Der Konstanzer Physiker Alfred Leitenstorfer stand vor einer sehr ähnlichen Situation. Als es ihm 2015 gelang, sogenannte Vakuumfluktuationen direkt experimentell nachzuweisen, wusste er bereits im Vorfeld, dass die Fachwelt dies kaum akzeptieren würde. Vakuumfluktuationen sind spontan entstehende und wieder zerfallende, „virtuelle“ Teilchenpaare oder Felder. Aufgrund der quantenphysikalischen Unschärfe ist es möglich, dass diese „virtuellen Entitäten“ entstehen, indem sie sich Energie und Impuls sozusagen „leihen“. In der Physik sind diese Phänomene zwar als theoretisches Konzept etabliert, aber dass man sie tatsächlich auch direkt experimentell sehen könnte – dies schien unmöglich.

Ein Verdacht erhärtet sich

2013 hatte Alfred Leitenstorfer erstmals den Verdacht, dass ein direkter experimenteller Nachweis der Fluktuationen entgegen aller Lehrbücher doch möglich sein müsste. „Eine hemdsärmelige Vorstellung, weitgehend intuitiv, die sich weitgehend als richtig herausgestellt hat“, so Leitenstorfer.

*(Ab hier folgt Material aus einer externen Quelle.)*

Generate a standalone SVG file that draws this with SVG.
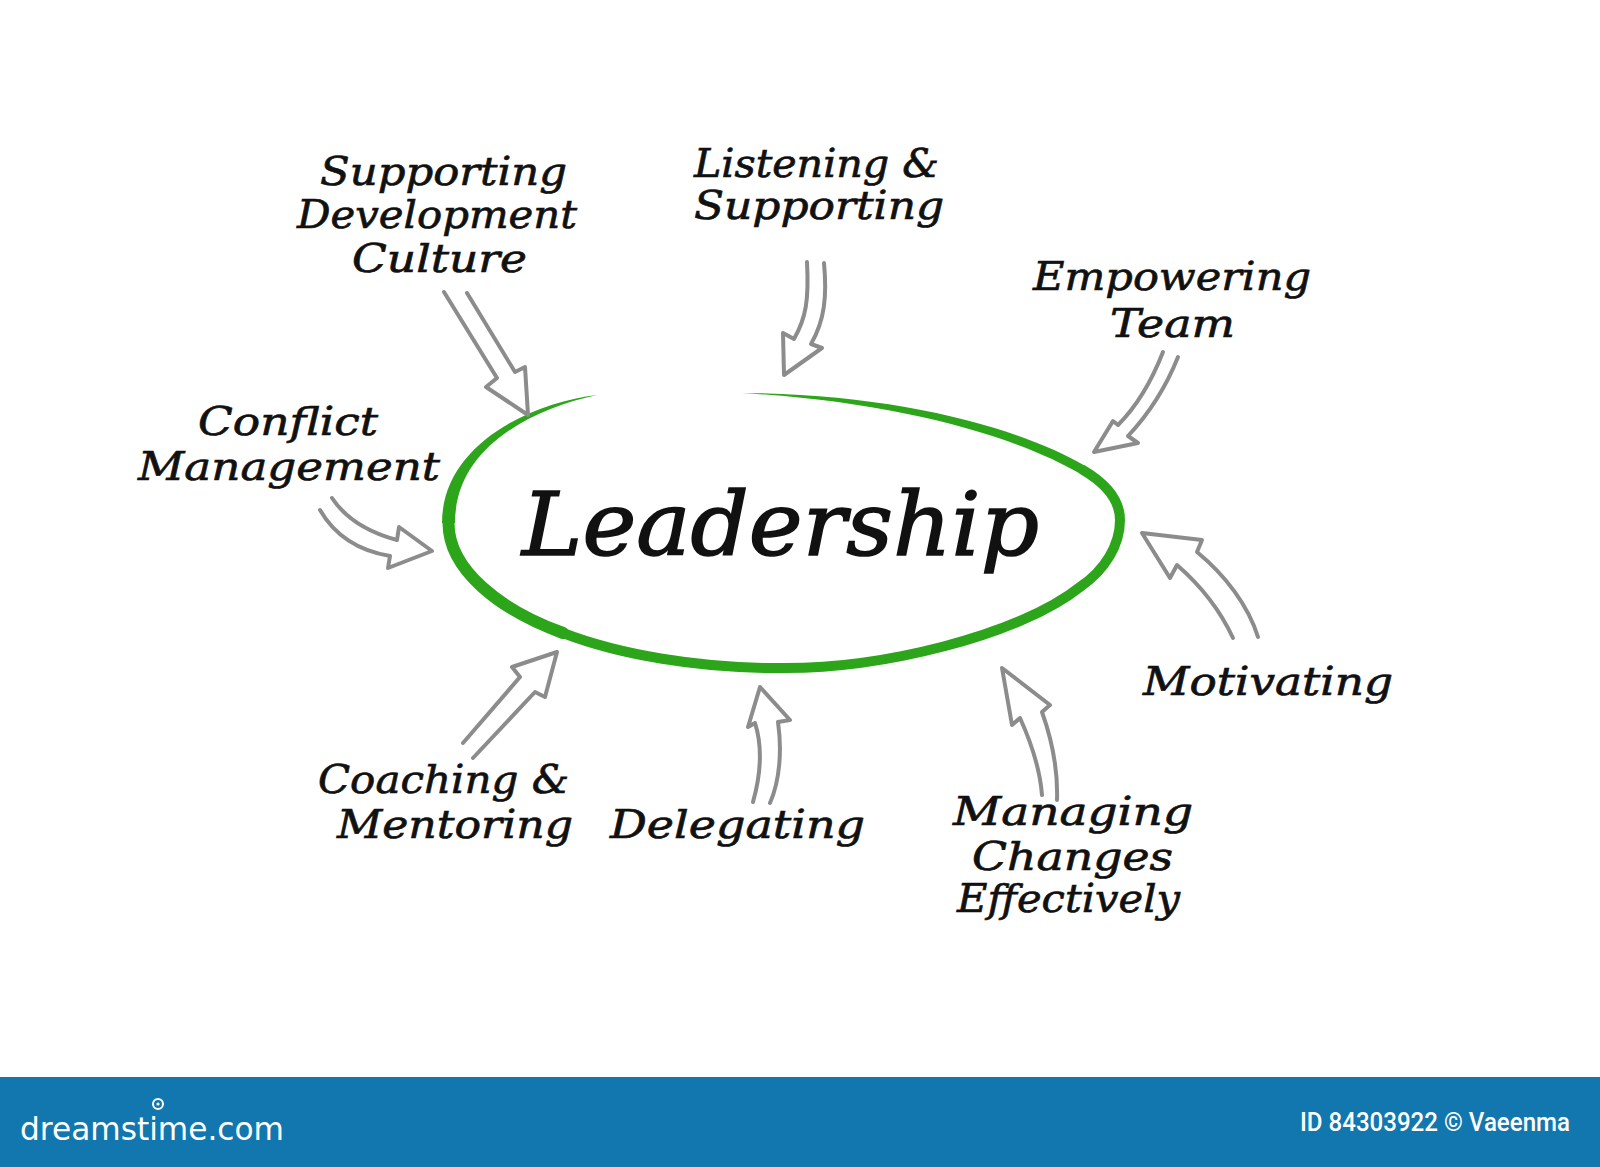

„Viele haben gesagt: Das kann nicht sein! Das, was am Ende am Detektor einen Effekt auslöst, müsse immer ein reales Teilchen sein – und nicht diese virtuellen Anregungen. Vollkommen richtig! Das bedeutet aber nicht, dass reale Teilchen, die man detektiert, nicht unmittelbare Information über die Vakuumfluktuationen tragen können“, skizziert Leitenstorfer die grundlegende Idee. Es sind also nicht die Vakuumfluktuationen selbst, die am Ende am Messgerät den Klick auslösen. Aber in ihrer Wechselwirkung mit realen Photonen hinterlassen diese virtuellen Teilchen Spuren in der Realität – vorausgesetzt, die raum-zeitliche Auflösung des Messinstruments ist hoch genug.

„Das kann nicht sein!“

Mit seiner Idee war Alfred Leitenstorfer aber zunächst allein auf der Welt. In manchen Büchern über Kern- und Elementarteilchenphysik steht beispielsweise schwarz auf weiß: Es sei nicht möglich, Vakuumfluktuationen nachzuweisen. Aus berufenem Munde bekam Leitenstorfer mehrmals denselben Satz zu hören: „Das kann nicht sein!“ „Da schluckt man erst mal“, gesteht Leitenstorfer. Immer wieder fragte er sich, ob er sich irrte.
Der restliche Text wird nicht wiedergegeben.